Ormai con preoccupante cadenza ci ritroviamo a discutere su quali siano, concretamente, le azioni da intraprendere per arginare il fenomeno. A nulla sono serviti gli appelli di mogli e madri disperate, come la vedova Raciti o Antonella Leardi - la madre di Ciro Esposito, il tifoso napoletano ucciso da un ultras romanista nel 2014 – e tantomeno i toni stigmatizzanti con i quali l’intera opinione pubblica si oppone alla spirale di violenza che attanaglia il calcio.

Tornelli, tessere del tifoso e daspo non si sono rivelati strumenti adatti alla risoluzione del problema, ma più un palliativo, un maldestro tentativo di nascondere la polvere sotto al tappeto e hanno avuto come conseguenza un lento e inesorabile allontanamento da questo sport da parte delle famiglie e la gran parte genuina di chi sostiene la propria fede all’insegna della civiltà. Stadi, in molti casi, fatiscenti e resi insicuri da chi li considera il terreno sul quale far valere il proprio istinto predatorio.

Oggi su giornali e social leggiamo decine di dichiarazioni da parte di esponenti politici che, al grido “mai più allo stadio”, manifestano il proprio dissenso e chiedono punizioni esemplari. Ma sarà davvero così? Perché sembrano più frasi di circostanza, il bisogno di nascondere il proprio fallimento, parole dettate dall’esigenza di prendere le distanze da quel mondo che il loro immobilismo ha alimentato, fino a renderlo un fenomeno incontrollabile.

Oggi qualcuno parla di chiudere gli stadi delle tifoserie incriminate – anche se la normativa considera i club responsabili solo per fatti che si verificano all’interno degli stadi o nelle loro adiacenze – come se punire le società e migliaia di tifosi per colpa di poche centinaia di scalmanati sia la soluzione corretta, consegnando, tra l'altro, agli Ultras, un potere di ricattabilità nei confronti del loro club. Un po' come voler chiudere le autostrade a tutti perché qualcuno si mette al volante ubriaco.
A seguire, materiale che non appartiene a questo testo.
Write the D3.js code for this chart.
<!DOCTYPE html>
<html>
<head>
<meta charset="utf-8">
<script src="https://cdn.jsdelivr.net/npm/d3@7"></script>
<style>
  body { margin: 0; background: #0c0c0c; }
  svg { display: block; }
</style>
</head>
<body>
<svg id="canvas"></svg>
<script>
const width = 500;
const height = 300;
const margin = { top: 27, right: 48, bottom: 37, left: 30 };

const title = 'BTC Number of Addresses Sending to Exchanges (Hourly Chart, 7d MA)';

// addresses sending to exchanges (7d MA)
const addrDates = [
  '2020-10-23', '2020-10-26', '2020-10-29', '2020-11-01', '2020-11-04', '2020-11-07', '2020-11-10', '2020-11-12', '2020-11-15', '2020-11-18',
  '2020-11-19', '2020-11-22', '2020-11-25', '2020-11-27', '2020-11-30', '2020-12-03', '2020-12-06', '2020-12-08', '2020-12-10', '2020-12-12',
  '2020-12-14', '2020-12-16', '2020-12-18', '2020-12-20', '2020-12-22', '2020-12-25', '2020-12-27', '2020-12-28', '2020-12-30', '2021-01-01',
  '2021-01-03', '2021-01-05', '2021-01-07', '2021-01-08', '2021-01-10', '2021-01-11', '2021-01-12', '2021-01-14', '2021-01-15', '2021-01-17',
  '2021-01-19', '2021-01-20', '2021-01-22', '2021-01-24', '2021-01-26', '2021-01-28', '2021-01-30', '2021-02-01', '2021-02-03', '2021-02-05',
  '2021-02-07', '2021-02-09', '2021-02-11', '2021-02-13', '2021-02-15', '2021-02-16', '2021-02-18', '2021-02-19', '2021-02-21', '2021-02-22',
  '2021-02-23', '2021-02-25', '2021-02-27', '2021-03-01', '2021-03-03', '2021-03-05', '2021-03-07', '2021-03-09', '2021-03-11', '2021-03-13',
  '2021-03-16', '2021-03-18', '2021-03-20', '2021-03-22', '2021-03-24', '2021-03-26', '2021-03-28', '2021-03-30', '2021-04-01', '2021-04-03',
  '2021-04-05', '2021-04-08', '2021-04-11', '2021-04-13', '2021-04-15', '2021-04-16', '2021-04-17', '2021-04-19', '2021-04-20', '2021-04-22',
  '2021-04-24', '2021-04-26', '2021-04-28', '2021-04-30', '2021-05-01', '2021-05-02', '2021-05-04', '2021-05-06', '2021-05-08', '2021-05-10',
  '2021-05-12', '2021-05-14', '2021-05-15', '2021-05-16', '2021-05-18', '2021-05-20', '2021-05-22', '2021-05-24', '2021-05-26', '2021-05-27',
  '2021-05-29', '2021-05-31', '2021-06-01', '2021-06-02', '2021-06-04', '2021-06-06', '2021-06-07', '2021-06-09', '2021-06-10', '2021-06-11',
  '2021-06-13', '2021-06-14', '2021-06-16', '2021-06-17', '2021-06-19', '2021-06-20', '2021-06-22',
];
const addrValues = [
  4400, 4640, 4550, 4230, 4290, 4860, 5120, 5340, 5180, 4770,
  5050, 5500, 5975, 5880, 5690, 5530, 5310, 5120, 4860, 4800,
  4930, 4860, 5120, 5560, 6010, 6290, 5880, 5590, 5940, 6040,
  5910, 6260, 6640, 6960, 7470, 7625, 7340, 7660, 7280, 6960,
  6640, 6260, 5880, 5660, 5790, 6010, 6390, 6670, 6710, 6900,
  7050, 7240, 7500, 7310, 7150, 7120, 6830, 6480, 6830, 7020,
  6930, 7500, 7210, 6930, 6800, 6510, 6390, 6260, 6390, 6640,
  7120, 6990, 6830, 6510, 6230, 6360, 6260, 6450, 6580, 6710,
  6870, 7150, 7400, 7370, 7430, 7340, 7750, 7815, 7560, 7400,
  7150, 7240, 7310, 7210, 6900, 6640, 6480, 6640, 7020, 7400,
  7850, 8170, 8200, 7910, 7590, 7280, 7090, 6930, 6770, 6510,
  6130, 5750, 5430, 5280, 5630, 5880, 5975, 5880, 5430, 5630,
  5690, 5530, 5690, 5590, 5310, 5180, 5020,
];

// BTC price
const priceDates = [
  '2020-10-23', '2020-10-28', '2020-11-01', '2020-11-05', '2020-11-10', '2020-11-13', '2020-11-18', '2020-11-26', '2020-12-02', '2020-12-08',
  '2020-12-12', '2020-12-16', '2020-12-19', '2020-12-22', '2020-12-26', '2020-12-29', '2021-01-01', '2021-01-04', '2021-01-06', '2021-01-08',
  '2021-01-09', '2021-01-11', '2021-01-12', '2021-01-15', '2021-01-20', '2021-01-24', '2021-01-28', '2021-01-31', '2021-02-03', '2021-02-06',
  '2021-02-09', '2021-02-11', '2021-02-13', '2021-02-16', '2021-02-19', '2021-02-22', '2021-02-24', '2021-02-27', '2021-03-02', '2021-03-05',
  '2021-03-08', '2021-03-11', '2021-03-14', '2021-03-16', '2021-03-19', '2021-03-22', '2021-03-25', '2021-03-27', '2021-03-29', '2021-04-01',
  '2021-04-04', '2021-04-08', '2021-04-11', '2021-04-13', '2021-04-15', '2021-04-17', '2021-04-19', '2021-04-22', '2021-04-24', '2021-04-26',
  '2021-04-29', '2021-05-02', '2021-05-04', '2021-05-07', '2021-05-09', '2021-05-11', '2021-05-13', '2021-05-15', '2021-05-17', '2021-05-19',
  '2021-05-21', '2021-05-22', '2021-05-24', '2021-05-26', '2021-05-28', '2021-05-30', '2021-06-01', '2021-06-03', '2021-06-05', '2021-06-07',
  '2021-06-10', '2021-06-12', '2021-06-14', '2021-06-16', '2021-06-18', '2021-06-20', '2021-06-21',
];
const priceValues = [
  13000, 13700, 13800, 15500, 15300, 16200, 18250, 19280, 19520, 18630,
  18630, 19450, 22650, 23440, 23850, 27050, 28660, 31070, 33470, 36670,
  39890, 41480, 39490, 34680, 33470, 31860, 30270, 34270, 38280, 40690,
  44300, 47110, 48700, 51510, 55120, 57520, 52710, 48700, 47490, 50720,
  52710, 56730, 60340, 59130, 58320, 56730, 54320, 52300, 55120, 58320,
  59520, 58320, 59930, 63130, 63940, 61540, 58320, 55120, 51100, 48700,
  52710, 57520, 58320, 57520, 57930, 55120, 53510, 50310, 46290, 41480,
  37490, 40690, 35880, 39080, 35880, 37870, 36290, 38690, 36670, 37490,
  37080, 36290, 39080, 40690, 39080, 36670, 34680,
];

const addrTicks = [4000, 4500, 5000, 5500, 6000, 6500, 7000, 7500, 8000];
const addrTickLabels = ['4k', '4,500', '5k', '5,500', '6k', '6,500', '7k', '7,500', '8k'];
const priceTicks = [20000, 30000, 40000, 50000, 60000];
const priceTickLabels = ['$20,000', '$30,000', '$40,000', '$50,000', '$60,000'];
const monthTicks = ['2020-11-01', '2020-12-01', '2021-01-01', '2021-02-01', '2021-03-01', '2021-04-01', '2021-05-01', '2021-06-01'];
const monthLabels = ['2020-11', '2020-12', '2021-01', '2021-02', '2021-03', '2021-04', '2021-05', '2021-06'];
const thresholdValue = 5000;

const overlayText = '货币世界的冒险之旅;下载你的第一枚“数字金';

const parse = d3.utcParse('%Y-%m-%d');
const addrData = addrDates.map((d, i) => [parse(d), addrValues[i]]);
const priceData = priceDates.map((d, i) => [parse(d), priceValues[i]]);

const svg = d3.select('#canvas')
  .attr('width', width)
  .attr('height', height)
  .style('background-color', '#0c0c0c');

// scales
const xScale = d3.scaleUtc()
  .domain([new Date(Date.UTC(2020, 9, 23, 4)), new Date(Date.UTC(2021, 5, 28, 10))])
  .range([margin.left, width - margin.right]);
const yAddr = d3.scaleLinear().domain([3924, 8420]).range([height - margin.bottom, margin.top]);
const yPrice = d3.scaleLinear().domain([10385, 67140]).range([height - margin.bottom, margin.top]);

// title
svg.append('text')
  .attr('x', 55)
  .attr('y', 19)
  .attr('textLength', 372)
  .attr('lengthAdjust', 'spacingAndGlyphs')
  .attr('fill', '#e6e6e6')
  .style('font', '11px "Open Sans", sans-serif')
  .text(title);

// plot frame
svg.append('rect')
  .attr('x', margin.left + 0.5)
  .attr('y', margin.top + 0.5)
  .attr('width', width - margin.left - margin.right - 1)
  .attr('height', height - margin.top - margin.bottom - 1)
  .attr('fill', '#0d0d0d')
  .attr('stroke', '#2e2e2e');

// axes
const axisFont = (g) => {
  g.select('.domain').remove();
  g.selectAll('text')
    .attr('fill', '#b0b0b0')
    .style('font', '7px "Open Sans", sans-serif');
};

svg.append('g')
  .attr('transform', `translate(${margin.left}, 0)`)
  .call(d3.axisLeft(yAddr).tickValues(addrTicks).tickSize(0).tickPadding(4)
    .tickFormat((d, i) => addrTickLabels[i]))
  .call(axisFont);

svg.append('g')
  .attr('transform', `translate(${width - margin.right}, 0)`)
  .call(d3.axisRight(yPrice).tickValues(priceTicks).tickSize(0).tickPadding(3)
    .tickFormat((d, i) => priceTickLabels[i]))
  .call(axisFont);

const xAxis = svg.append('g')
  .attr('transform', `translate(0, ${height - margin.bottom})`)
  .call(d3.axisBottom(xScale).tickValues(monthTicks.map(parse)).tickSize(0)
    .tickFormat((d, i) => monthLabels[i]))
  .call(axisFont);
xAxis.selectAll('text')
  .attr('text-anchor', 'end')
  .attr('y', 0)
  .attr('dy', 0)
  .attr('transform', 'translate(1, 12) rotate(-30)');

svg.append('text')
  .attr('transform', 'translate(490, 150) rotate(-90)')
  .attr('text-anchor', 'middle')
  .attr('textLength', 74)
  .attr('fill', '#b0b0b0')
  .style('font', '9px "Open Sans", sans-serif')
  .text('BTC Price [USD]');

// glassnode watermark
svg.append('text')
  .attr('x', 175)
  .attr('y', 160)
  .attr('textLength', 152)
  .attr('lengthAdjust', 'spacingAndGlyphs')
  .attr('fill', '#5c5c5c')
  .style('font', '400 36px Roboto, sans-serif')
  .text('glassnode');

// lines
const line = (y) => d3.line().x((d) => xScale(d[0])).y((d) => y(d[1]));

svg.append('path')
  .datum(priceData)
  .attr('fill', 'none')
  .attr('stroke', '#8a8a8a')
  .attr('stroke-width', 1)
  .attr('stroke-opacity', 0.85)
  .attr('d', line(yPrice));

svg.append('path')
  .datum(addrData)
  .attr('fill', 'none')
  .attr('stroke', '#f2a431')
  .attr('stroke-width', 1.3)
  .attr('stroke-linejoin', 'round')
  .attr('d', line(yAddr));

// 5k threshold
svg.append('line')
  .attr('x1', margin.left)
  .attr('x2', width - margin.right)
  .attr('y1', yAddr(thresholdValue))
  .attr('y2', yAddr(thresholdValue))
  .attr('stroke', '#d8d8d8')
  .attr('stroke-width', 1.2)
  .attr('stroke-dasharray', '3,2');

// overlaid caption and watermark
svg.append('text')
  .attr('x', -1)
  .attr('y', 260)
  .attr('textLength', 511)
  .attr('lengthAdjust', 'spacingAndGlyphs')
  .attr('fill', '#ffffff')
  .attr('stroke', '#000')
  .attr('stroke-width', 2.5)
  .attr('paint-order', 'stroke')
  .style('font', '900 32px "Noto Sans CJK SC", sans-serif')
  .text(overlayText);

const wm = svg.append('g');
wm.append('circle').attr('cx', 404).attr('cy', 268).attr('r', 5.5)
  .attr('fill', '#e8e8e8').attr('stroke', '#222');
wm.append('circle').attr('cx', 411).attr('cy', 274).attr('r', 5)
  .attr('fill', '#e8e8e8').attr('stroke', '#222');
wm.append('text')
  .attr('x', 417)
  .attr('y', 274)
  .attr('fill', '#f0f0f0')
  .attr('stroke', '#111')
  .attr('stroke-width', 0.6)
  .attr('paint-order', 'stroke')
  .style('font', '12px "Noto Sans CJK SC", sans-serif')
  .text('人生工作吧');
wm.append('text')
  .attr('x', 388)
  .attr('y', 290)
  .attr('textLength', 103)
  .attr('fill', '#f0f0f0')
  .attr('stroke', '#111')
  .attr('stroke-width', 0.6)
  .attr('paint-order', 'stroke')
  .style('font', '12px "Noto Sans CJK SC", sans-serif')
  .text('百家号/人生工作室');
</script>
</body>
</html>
Il Napoli prende posizione con un duro comunicato

"Il Calcio Napoli condanna fermamente gli atti e i comportamenti di alcuni presunti tifosi, che purtroppo ancora frequentano gli stadi italiani, creando da sempre per i veri appassionati disagi e pericoli. Terrorizzando, come è successo ieri sull'autostrada A1, anche persone che tra l'altro erano completamente estranee a qualunque tifo calcistico. L'Inghilterra negli anni '80 ha estirpato i facinorosi dagli stadi rendendo il calcio inglese il più sicuro e spettacolare del mondo, con provvedimenti drastici ma efficaci. Auspichiamo che il Ministro dell'Interno, Matteo Piantedosi, voglia prendere una volta per tutte iniziative appropriate e radicali. Sarebbe ingiusto, per colpa di poche centinaia di individui, vietare le trasferte a tutti. Ma non è tollerabile che persone violente possano viaggiare indisturbate per l'Italia e frequentare gli stadi"
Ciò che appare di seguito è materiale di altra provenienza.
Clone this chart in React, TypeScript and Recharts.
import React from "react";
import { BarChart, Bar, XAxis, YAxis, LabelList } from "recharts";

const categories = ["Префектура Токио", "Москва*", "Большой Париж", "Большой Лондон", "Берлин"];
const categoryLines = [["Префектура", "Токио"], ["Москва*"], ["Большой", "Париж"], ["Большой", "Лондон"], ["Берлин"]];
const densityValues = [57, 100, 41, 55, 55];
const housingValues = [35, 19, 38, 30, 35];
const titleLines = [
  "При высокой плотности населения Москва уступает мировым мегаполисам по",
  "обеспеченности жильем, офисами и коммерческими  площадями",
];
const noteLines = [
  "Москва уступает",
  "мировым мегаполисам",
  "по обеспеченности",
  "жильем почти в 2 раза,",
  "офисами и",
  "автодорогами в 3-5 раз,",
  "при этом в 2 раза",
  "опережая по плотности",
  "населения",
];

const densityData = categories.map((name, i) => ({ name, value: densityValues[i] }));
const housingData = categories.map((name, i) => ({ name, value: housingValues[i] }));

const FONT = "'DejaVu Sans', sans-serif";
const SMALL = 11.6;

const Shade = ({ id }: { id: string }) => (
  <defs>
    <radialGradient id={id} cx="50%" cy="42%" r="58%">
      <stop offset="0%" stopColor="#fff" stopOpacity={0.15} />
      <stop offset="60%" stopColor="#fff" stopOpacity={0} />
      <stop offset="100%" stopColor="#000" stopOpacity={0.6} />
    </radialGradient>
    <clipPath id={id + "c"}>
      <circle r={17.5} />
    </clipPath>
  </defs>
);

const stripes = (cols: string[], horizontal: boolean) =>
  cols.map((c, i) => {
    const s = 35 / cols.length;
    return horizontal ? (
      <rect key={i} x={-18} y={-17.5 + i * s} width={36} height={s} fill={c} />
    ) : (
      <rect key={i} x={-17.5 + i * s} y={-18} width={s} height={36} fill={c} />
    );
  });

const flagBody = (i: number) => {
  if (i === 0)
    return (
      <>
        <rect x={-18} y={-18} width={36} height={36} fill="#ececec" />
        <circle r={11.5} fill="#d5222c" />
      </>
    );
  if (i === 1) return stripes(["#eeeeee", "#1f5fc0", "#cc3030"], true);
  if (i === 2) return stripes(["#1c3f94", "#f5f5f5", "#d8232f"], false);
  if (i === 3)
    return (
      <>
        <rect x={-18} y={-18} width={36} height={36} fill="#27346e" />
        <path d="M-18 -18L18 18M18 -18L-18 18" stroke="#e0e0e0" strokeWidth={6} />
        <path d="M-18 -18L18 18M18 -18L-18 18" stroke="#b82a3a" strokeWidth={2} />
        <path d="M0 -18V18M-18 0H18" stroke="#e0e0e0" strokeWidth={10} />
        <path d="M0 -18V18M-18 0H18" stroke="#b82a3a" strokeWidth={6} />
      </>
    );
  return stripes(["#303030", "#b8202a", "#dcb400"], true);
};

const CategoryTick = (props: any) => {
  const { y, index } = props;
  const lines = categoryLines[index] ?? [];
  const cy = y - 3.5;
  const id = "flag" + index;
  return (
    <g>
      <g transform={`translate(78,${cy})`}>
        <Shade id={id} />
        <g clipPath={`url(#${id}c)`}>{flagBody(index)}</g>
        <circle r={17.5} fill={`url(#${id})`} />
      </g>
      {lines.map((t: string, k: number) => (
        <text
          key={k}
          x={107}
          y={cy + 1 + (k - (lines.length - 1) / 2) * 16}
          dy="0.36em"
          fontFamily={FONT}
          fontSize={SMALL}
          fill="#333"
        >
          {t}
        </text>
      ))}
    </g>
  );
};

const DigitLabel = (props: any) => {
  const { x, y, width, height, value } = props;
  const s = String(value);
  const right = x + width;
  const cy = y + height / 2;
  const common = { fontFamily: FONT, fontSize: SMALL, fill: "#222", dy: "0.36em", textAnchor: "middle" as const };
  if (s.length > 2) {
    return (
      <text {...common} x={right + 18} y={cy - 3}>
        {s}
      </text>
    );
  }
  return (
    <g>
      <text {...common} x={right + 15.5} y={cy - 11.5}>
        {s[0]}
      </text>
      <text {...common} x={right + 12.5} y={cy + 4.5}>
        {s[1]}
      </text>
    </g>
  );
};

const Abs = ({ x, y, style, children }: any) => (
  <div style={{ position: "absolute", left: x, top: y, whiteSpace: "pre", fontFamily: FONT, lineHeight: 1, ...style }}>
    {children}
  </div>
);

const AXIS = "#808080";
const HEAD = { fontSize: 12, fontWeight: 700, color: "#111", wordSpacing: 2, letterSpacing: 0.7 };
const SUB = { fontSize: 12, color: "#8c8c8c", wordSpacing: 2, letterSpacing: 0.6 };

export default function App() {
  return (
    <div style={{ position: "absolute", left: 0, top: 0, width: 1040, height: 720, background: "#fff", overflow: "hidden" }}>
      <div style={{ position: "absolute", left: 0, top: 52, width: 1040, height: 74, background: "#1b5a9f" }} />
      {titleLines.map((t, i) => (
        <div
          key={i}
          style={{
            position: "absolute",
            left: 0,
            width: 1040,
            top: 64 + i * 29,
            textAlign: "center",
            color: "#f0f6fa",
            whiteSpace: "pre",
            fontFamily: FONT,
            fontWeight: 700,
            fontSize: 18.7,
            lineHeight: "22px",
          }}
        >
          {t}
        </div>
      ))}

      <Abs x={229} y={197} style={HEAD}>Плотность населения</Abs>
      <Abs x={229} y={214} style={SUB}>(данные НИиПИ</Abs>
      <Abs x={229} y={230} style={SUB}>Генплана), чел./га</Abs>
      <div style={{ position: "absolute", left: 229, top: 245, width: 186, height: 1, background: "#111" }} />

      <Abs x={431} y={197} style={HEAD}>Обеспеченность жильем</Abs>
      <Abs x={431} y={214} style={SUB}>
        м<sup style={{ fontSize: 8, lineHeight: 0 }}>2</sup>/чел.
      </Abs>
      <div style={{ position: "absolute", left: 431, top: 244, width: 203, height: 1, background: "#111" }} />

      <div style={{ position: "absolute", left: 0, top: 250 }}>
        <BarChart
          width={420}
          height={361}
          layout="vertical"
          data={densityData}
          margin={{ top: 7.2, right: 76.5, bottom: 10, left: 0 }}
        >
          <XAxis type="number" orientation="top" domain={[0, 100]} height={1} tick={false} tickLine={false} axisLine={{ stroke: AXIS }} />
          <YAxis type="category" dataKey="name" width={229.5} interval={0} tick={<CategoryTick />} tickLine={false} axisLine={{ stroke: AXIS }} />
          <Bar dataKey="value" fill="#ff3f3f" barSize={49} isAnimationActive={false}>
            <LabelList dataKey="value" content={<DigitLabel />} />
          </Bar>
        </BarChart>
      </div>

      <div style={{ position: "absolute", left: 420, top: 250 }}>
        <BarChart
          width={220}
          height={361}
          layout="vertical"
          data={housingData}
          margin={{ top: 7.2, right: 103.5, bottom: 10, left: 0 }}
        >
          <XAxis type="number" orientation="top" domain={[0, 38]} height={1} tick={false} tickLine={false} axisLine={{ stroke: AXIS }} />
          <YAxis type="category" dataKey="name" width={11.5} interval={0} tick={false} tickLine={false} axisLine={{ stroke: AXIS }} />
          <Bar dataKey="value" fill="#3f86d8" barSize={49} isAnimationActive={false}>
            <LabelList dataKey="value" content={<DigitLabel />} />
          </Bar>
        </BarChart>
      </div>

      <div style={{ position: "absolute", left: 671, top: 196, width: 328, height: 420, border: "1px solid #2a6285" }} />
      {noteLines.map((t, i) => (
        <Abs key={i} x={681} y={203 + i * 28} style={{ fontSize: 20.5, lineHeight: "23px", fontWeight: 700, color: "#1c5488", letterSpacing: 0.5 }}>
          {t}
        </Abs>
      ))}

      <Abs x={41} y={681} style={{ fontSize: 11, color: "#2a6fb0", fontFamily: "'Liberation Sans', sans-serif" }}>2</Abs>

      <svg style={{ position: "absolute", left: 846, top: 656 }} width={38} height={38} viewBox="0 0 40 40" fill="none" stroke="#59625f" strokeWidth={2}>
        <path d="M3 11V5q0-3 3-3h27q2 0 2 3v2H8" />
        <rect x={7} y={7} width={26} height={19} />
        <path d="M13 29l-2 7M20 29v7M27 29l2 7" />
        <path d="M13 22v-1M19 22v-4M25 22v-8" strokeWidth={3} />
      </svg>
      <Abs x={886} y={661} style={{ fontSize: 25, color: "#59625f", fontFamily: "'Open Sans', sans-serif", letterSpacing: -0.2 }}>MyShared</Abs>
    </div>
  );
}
In effetti, certe soluzioni urlate mostrano soltanto quanto sia inadeguato il livello di repressione messo in atto fino ad oggi e quanto fragile sia la volontà di estirpare alla radice il problema. Basterebbe considerare questi soggetti per quello che sono: criminali. Con questo appellativo che vanno giudicati, e come tali vanno perseguiti penalmente, con pene certe e senza possibilità di appello. Si parla tanto di pirateria, come di quel male che uccide il calcio, ma si ignorano gli scandali ai quali assistiamo impotenti da oltre 20 anni e la violenza che ne fa da corollario.
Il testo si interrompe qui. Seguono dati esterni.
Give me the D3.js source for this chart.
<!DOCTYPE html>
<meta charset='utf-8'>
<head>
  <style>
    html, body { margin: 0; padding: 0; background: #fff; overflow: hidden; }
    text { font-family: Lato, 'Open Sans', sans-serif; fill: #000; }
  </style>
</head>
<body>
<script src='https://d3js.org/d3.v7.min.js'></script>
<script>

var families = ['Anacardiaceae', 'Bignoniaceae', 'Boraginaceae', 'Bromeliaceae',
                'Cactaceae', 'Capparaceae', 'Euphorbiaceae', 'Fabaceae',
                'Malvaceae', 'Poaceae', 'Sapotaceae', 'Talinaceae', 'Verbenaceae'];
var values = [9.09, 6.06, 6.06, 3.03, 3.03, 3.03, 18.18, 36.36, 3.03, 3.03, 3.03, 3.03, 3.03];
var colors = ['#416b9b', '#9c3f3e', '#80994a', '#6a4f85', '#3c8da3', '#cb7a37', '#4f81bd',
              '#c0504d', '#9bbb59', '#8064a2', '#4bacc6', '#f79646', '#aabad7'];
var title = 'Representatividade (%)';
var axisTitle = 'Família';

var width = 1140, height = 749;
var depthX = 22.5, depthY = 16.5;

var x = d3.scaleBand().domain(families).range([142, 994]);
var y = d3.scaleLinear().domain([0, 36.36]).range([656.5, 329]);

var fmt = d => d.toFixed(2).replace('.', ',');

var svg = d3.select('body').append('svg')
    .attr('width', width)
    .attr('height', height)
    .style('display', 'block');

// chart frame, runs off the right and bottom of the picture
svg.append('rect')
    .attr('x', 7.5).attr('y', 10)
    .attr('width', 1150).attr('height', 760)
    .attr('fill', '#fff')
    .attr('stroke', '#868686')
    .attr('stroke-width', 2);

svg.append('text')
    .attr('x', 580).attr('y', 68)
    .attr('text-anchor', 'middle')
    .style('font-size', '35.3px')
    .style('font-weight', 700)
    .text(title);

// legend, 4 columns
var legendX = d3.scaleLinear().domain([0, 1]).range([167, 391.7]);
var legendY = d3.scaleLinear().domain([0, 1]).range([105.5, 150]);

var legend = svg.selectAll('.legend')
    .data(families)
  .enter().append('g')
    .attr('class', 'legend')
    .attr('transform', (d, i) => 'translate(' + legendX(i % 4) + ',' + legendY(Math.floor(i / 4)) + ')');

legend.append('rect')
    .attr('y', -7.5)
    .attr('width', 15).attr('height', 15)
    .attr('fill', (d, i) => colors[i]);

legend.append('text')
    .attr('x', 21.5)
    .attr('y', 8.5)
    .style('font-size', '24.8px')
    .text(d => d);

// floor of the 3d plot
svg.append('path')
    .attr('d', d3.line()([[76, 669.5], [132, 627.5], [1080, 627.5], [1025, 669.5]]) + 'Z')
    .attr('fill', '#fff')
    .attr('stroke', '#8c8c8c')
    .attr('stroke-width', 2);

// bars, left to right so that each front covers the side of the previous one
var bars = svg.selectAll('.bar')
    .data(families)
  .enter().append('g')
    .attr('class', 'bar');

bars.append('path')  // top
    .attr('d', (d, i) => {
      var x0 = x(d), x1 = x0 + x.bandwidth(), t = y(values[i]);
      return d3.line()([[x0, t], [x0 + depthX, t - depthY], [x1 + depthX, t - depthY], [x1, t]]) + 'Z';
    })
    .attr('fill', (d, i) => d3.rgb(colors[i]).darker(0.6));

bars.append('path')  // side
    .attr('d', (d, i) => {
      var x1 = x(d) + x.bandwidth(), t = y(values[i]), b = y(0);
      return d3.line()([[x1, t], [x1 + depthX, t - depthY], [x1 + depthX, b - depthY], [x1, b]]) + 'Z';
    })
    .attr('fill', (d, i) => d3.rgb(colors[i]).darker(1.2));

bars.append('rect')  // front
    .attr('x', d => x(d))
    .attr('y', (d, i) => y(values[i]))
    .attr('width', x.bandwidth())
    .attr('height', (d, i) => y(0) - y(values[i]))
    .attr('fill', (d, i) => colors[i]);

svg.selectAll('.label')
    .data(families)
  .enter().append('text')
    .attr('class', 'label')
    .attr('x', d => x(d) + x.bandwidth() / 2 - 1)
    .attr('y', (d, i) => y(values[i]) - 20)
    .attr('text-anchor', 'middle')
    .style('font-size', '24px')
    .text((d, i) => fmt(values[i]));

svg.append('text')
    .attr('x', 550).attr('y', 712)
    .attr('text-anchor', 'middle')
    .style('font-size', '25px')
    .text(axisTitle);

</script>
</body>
Si sente più volte parlare del modello Premier in ottica economica, ma perché nessuno mai ha provato a replicare il modello della Thatcher, che nel giro di pochi anni ha ridimensionato il fenomeno degli hooligans - vera e propria piaga fino alla fine degli anni ’80 - oggi ormai scomparso? È evidentemente più facile chiudere uno stadio e far credere all’opinione pubblica di aver fatto la voce grossa che punire i responsabili. Un modo di fare molto triste e maledettamente made in Italy.